With a strong supply chain and confidence in what its physicians have learned about dealing with a pandemic, Community Health Systems appears ready for whatever COVID-19 could have coming around the corner.
That is how executives with the Tennessee-based parent company of Lutheran Health Network came across during a 2020 RBC Capital Markets Global Healthcare Conference presentation as they looked ahead, and also explained how its business was returning after an April slump.
CHS worked closely with physicians when they had to cancel April procedures that were not life-saving, because “we know that patients are more relying on their doctors’ perspectives that it’s safe to come back for care,” Tim Hingtgen, president and chief operating officer, said in the presentation.
“We’ve seen the momentum build week over week throughout the entire month of May,” he said. “Every single one of our markets is now back to some level of elective business. It started out primarily with some outpatient surgery and moved into more inpatient and higher acuity surgeries.”
Last month, the hospital chain had surpassed by mid-May the number of surgeries it had handled for the entire month of April, Hingtgen said.
“We’re very bullish and optimistic as to our ability to bring the business back, in terms of our partnership with our doctors and the patients being ready for that, he said.
CHS facilities have put plenty of safety measures in place, but it has been the doctors who have made patients comfortable with hospital visits again by articulating them, he said.
Lutheran Health Network pandemic measures illustrate important adjustments CHS has made to reduce COVID-19 risks.

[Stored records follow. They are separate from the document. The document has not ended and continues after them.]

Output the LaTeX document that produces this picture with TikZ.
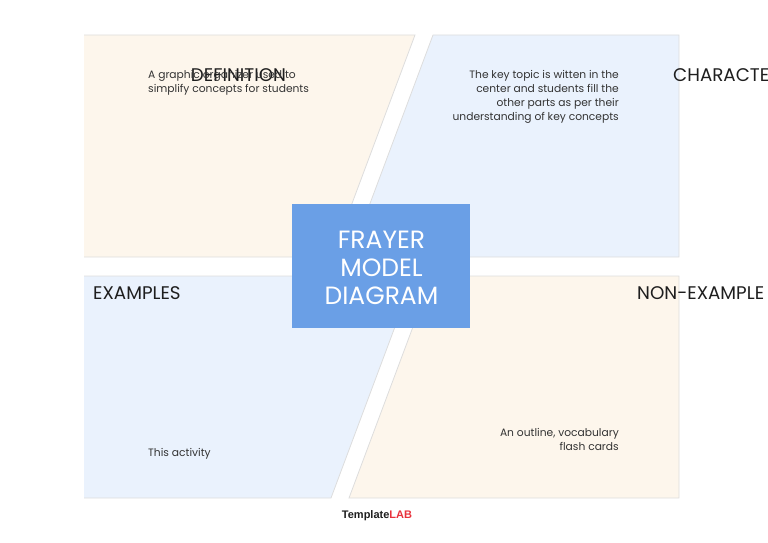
\documentclass[tikz,border=0pt]{standalone}
\usepackage{fontspec}
\setmainfont{Poppins}
\newfontfamily\logofont{Liberation Sans}
\definecolor{cream}{HTML}{FDF6EC}
\definecolor{paleblue}{HTML}{EAF2FD}
\definecolor{boxblue}{HTML}{6A9FE6}
\definecolor{edgegrey}{HTML}{DDDDDD}
\definecolor{inktext}{HTML}{333333}
\definecolor{headtext}{HTML}{1E1E1E}
\definecolor{logored}{HTML}{E8323C}
\begin{document}
\begin{tikzpicture}[x=1pt,y=-1pt,
  panel/.style={draw=edgegrey,line width=0.8pt},
  heading/.style={inner sep=0pt,text=headtext,font=\fontsize{18.3}{22}\selectfont},
  bodytext/.style={inner sep=0pt,text=inktext,font=\fontsize{10.7}{14}\selectfont},
  centerbox/.style={fill=boxblue,text=white,minimum width=178pt,minimum height=124pt,inner sep=0pt,align=center,font=\fontsize{25}{28}\selectfont}]
\useasboundingbox (0,0) rectangle (768,543);
% panels
\path[panel,fill=cream] (84,35) -- (415,35) -- (332,257) -- (84,257);
\path[panel,fill=paleblue] (433,35) -- (679,35) -- (679,257) -- (350,257) -- cycle;
\path[panel,fill=paleblue] (84,276) -- (414,276) -- (331,498) -- (84,498);
\path[panel,fill=cream] (432,276) -- (679,276) -- (679,498) -- (349,498) -- cycle;
% headings
\node[heading,anchor=center] (defh) at (238.5,75.5) {DEFINITION};
\node[heading,anchor=west] (charh) at (673,75.5) {CHARACTE};
\node[heading,anchor=west] (exh) at (93,293.5) {EXAMPLES};
\node[heading,anchor=west] (nonh) at (637,293.5) {NON-EXAMPLE};
% body texts
\node[bodytext,anchor=north west,align=left] (deft) at (148,70) {A graphic organizer used to\\simplify concepts for students};
\node[bodytext,anchor=north east,align=right] (chart) at (619,70) {The key topic is witten in the\\center and students fill the\\other parts as per their\\understanding of key concepts};
\node[bodytext,anchor=north west,align=left] (ext) at (148,448) {This activity};
\node[bodytext,anchor=north east,align=right] (nont) at (619,428) {An outline, vocabulary\\flash cards};
% center
\node[centerbox] (center) at (381,266) {};
\node[inner sep=0pt,text=white,align=center,font=\fontsize{25}{28}\selectfont] (ctext) at (381.5,268) {FRAYER\\MODEL\\DIAGRAM};
% logo
\node[inner sep=0pt,font=\logofont\bfseries\fontsize{11}{12}\selectfont] (logo) at (377,516) {\textcolor{headtext}{Template}\textcolor{logored}{LAB}};
\end{tikzpicture}
\end{document}
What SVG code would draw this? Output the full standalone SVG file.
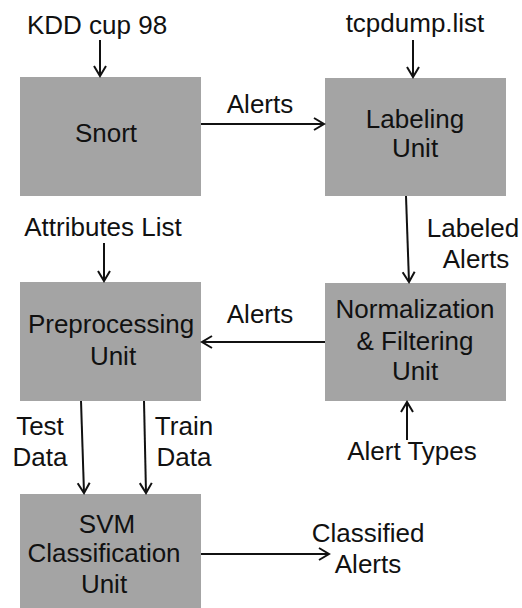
<svg xmlns="http://www.w3.org/2000/svg" width="522" height="608" viewBox="0 0 522 608">
<style>
.box{fill:#a4a4a4;}
.t{font-family:"Liberation Sans",Arial,sans-serif;font-size:26px;fill:#111111;text-anchor:middle;}
.c{stroke:#111111;stroke-width:2;fill:none;marker-end:url(#ah);}
</style>
<defs>
<marker id="ah" markerUnits="userSpaceOnUse" viewBox="-12 -8 14 16" markerWidth="14" markerHeight="16" refX="0" refY="0" orient="auto">
<path d="M-10,-6 L0,0 L-10,6" fill="none" stroke="#111111" stroke-width="2"/>
</marker>
</defs>
<rect width="522" height="608" fill="#ffffff"/>
<g id="snort"><rect class="box" x="20" y="77" width="181" height="119"/><text class="t" x="106" y="142">Snort</text></g>
<g id="labeling"><rect class="box" x="325" y="78" width="181" height="118"/><text class="t" x="415" y="128">Labeling</text><text class="t" x="415" y="157">Unit</text></g>
<g id="preprocessing"><rect class="box" x="20" y="282" width="181" height="119"/><text class="t" x="111" y="333">Preprocessing</text><text class="t" x="113" y="365">Unit</text></g>
<g id="normalization"><rect class="box" x="325" y="283" width="181" height="118"/><text class="t" x="415" y="318">Normalization</text><text class="t" x="415" y="350">&amp; Filtering</text><text class="t" x="415" y="380">Unit</text></g>
<g id="svm"><rect class="box" x="20" y="494" width="181" height="114"/><text class="t" x="107" y="533">SVM</text><text class="t" x="104" y="562">Classification</text><text class="t" x="104" y="593">Unit</text></g>
<g id="inputs">
<text class="t" x="97" y="34">KDD cup 98</text>
<text class="t" x="415" y="32">tcpdump.list</text>
<text class="t" x="103" y="236">Attributes List</text>
<text class="t" x="412" y="460">Alert Types</text>
<text class="t" x="368" y="542">Classified</text>
<text class="t" x="368" y="573">Alerts</text>
</g>
<g id="connectors">
<line class="c" x1="100" y1="40" x2="100" y2="76"/>
<line class="c" x1="413" y1="40" x2="413" y2="77"/>
<line class="c" x1="201" y1="124" x2="324" y2="124"/>
<text class="t" x="260" y="113">Alerts</text>
<line class="c" x1="406" y1="196" x2="409" y2="282"/>
<text class="t" x="473" y="237">Labeled</text>
<text class="t" x="476" y="268">Alerts</text>
<line class="c" x1="104" y1="243" x2="104" y2="281"/>
<line class="c" x1="325" y1="342" x2="202" y2="342"/>
<text class="t" x="260" y="323">Alerts</text>
<line class="c" x1="407" y1="440" x2="407" y2="402"/>
<line class="c" x1="81" y1="401" x2="84" y2="493"/>
<text class="t" x="40" y="435">Test</text>
<text class="t" x="40" y="466">Data</text>
<line class="c" x1="144" y1="401" x2="146" y2="493"/>
<text class="t" x="184" y="435">Train</text>
<text class="t" x="184" y="466">Data</text>
<line class="c" x1="201" y1="554" x2="329" y2="554"/>
</g>
</svg>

It has limited access points and implemented social distancing protocols. It requires staff, visitors, employees and physicians to wear masks, and it screens everyone who walks through its doors, including employees.
It has established non-COVID-19 Care Zones with dedicated staff so it can confine COVID-19 patients to an isolated hospital area with a dedicated provider team.
“The doctors do support the fact that we have a good plan and our supply chains have normalized in terms of adequate and surplus PPE (personal protective equipment),” Hingtgen said.
“Lab testing resources are opening up. As a matter of fact, we do pre-procedure testing in varying degrees by market, based upon the medical staff’s direction, just to check for a COVID positive or COVID negative,” he said.
“We have an in-house proprietary tracker. We still meet every day in our command center. We assess the situation, making sure that our markets are well-fortified and supported as we see perhaps an influx or increase of COVID-19 patients.”
Nationwide efforts to slow the spread of the coronavirus provided hospitals extra time to prepare to deal with the pandemic, and CHS facilities have kept surge preparations in place to make sure they are ready for a mass influx of patients, Hingtgen said.
“If we see something that would make us nervous in terms of the tracker or the pre-operative testing … we would slow down (elective care), obviously,” he said. “We don’t anticipate that, but we believe that we have an obligation to be prepared for it.”
The update painted a more complete picture of what could be ahead for CHS than it was able to provide when it released first-quarter financial results late in April − a time, Hingtgen said, that “there just wasn’t much clarity as to when state governments would allow the restoration of elective care in their hospitals.”
The company reported first-quarter net income of $18 million, or 15 cents per share, up from a loss of $118 million, or $1.04 per share, for the same period last year, on a 10% revenues reduction. Its revenues fell to $3.025 billion from $3.376 billion.
The CHS first quarter would show a loss of $1.59 per share were a change in tax valuation allowance not taken into account, along with other adjustments. Excluding adjustments for the first quarter of 2019 would have resulted in a loss of 53 cents per share.
The change arose from tax benefits related to the release of federal and state valuation allowances on certain interest carryforwards as a result of an increase to the deductible interest expense allowed for 2020 and 2019 under the Coronavirus Aid, Relief and Economic Security Act passed during the first quarter.
CHS saw its first-quarter hospital admissions fall 5% on a same-facility basis, contributing to a 3.5% decline in their net operating revenues, compared with the prior-year period.
“We are all grateful for the courage and commitment of our nation’s healthcare workers as they put the care of their patients above all else in confronting COVID-19,” Wayne Smith, chairman and CEO, said in an earnings report. “Across our hospitals, physicians, nurses, and everyone else on the front lines have helped to save lives.
“Our organization has leveraged its resources to provide a rapid, coordinated and effective response to the pandemic. Now, we are also focused on reopening services where we can, especially for patients who have deferred important surgeries, procedures and other appointments,” he said.
“As we continue to manage our operations through the COVID-19 pandemic, our organization is doing everything possible to limit the spread of COVID-19 and to ensure our communities continue to have access to safe, quality healthcare.”
With the impact of COVID-19 clouding expense and patient volume projections, CHS withdrew early in April the 2020 financial guidance it had released in February.